#### Information supplied:
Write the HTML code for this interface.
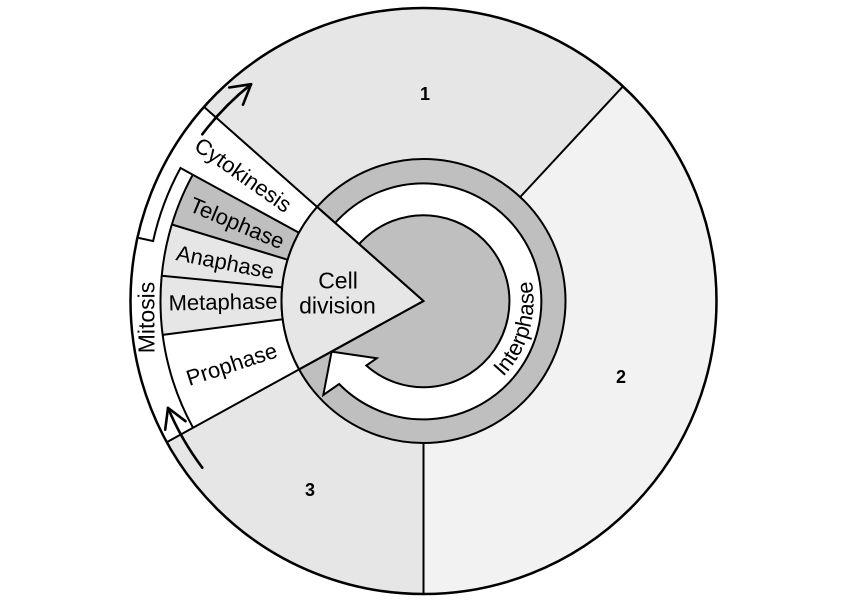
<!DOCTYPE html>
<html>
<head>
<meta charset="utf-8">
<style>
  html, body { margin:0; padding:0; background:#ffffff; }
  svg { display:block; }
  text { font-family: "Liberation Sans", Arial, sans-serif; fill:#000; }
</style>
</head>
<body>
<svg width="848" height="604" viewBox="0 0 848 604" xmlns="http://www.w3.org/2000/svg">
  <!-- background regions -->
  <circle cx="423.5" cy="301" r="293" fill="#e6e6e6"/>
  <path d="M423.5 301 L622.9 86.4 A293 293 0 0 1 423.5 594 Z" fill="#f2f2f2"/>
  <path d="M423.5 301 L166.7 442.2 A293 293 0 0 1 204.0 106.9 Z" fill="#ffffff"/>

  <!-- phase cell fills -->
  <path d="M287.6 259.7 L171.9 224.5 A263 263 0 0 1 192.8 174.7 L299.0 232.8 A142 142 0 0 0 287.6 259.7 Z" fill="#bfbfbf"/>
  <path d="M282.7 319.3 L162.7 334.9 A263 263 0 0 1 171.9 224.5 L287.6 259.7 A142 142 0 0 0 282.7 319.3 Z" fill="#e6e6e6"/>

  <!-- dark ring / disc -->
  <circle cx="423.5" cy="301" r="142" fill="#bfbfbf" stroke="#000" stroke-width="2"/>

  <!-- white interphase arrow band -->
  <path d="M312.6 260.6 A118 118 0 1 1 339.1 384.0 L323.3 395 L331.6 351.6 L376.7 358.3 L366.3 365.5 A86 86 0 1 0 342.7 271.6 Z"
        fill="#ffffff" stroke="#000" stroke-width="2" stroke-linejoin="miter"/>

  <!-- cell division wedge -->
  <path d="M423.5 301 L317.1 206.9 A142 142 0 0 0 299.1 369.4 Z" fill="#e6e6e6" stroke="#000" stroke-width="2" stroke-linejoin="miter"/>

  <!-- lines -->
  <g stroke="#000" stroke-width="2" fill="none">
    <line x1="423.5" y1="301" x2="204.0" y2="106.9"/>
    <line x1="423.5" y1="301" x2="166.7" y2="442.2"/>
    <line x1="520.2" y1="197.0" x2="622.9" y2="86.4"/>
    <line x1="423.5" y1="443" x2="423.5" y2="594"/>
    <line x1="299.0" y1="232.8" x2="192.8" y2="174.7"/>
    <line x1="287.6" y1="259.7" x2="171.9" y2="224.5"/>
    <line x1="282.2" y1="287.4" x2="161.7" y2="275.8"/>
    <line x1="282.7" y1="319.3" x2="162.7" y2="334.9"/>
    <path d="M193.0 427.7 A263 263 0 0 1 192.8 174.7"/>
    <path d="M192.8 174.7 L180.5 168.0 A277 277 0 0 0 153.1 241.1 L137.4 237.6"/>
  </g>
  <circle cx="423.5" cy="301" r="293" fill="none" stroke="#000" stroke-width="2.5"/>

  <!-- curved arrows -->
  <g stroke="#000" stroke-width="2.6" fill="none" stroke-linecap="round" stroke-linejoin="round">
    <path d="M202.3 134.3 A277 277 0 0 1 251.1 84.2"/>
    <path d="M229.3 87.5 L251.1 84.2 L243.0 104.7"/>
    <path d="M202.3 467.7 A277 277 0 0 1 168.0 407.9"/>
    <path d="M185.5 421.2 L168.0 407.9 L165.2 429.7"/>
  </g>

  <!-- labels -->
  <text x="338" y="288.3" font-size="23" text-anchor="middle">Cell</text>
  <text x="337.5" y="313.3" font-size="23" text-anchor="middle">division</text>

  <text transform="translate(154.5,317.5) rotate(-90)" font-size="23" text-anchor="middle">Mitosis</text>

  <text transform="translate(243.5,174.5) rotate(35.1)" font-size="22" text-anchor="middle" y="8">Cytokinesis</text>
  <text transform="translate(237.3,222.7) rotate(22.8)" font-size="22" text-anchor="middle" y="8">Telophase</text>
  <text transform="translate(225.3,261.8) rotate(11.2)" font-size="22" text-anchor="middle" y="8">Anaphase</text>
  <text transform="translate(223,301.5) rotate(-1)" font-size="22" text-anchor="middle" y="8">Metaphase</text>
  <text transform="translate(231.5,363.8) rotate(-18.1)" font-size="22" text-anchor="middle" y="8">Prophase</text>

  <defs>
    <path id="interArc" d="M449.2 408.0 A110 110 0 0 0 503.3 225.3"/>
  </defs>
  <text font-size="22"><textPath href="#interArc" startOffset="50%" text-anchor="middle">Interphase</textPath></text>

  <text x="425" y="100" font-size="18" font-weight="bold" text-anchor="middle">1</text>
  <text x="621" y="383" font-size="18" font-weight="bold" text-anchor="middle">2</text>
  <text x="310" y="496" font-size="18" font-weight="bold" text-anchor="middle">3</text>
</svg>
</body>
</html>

#### Required task:
Every line of text is to be repeated exactly; pictures are left out.

#### Result:
Write the HTML code for this interface.
<!DOCTYPE html>
<html>
<head>
<meta charset="utf-8">
<style>
  html, body { margin:0; padding:0; background:#ffffff; }
  svg { display:block; }
  text { font-family: "Liberation Sans", Arial, sans-serif; fill:#000; }
</style>
</head>
<body>
<svg width="848" height="604" viewBox="0 0 848 604" xmlns="http://www.w3.org/2000/svg">
  <!-- background regions -->
  <circle cx="423.5" cy="301" r="293" fill="#e6e6e6"/>
  <path d="M423.5 301 L622.9 86.4 A293 293 0 0 1 423.5 594 Z" fill="#f2f2f2"/>
  <path d="M423.5 301 L166.7 442.2 A293 293 0 0 1 204.0 106.9 Z" fill="#ffffff"/>

  <!-- phase cell fills -->
  <path d="M287.6 259.7 L171.9 224.5 A263 263 0 0 1 192.8 174.7 L299.0 232.8 A142 142 0 0 0 287.6 259.7 Z" fill="#bfbfbf"/>
  <path d="M282.7 319.3 L162.7 334.9 A263 263 0 0 1 171.9 224.5 L287.6 259.7 A142 142 0 0 0 282.7 319.3 Z" fill="#e6e6e6"/>

  <!-- dark ring / disc -->
  <circle cx="423.5" cy="301" r="142" fill="#bfbfbf" stroke="#000" stroke-width="2"/>

  <!-- white interphase arrow band -->
  <path d="M312.6 260.6 A118 118 0 1 1 339.1 384.0 L323.3 395 L331.6 351.6 L376.7 358.3 L366.3 365.5 A86 86 0 1 0 342.7 271.6 Z"
        fill="#ffffff" stroke="#000" stroke-width="2" stroke-linejoin="miter"/>

  <!-- cell division wedge -->
  <path d="M423.5 301 L317.1 206.9 A142 142 0 0 0 299.1 369.4 Z" fill="#e6e6e6" stroke="#000" stroke-width="2" stroke-linejoin="miter"/>

  <!-- lines -->
  <g stroke="#000" stroke-width="2" fill="none">
    <line x1="423.5" y1="301" x2="204.0" y2="106.9"/>
    <line x1="423.5" y1="301" x2="166.7" y2="442.2"/>
    <line x1="520.2" y1="197.0" x2="622.9" y2="86.4"/>
    <line x1="423.5" y1="443" x2="423.5" y2="594"/>
    <line x1="299.0" y1="232.8" x2="192.8" y2="174.7"/>
    <line x1="287.6" y1="259.7" x2="171.9" y2="224.5"/>
    <line x1="282.2" y1="287.4" x2="161.7" y2="275.8"/>
    <line x1="282.7" y1="319.3" x2="162.7" y2="334.9"/>
    <path d="M193.0 427.7 A263 263 0 0 1 192.8 174.7"/>
    <path d="M192.8 174.7 L180.5 168.0 A277 277 0 0 0 153.1 241.1 L137.4 237.6"/>
  </g>
  <circle cx="423.5" cy="301" r="293" fill="none" stroke="#000" stroke-width="2.5"/>

  <!-- curved arrows -->
  <g stroke="#000" stroke-width="2.6" fill="none" stroke-linecap="round" stroke-linejoin="round">
    <path d="M202.3 134.3 A277 277 0 0 1 251.1 84.2"/>
    <path d="M229.3 87.5 L251.1 84.2 L243.0 104.7"/>
    <path d="M202.3 467.7 A277 277 0 0 1 168.0 407.9"/>
    <path d="M185.5 421.2 L168.0 407.9 L165.2 429.7"/>
  </g>

  <!-- labels -->
  <text x="338" y="288.3" font-size="23" text-anchor="middle">Cell</text>
  <text x="337.5" y="313.3" font-size="23" text-anchor="middle">division</text>

  <text transform="translate(154.5,317.5) rotate(-90)" font-size="23" text-anchor="middle">Mitosis</text>

  <text transform="translate(243.5,174.5) rotate(35.1)" font-size="22" text-anchor="middle" y="8">Cytokinesis</text>
  <text transform="translate(237.3,222.7) rotate(22.8)" font-size="22" text-anchor="middle" y="8">Telophase</text>
  <text transform="translate(225.3,261.8) rotate(11.2)" font-size="22" text-anchor="middle" y="8">Anaphase</text>
  <text transform="translate(223,301.5) rotate(-1)" font-size="22" text-anchor="middle" y="8">Metaphase</text>
  <text transform="translate(231.5,363.8) rotate(-18.1)" font-size="22" text-anchor="middle" y="8">Prophase</text>

  <defs>
    <path id="interArc" d="M449.2 408.0 A110 110 0 0 0 503.3 225.3"/>
  </defs>
  <text font-size="22"><textPath href="#interArc" startOffset="50%" text-anchor="middle">Interphase</textPath></text>

  <text x="425" y="100" font-size="18" font-weight="bold" text-anchor="middle">1</text>
  <text x="621" y="383" font-size="18" font-weight="bold" text-anchor="middle">2</text>
  <text x="310" y="496" font-size="18" font-weight="bold" text-anchor="middle">3</text>
</svg>
</body>
</html>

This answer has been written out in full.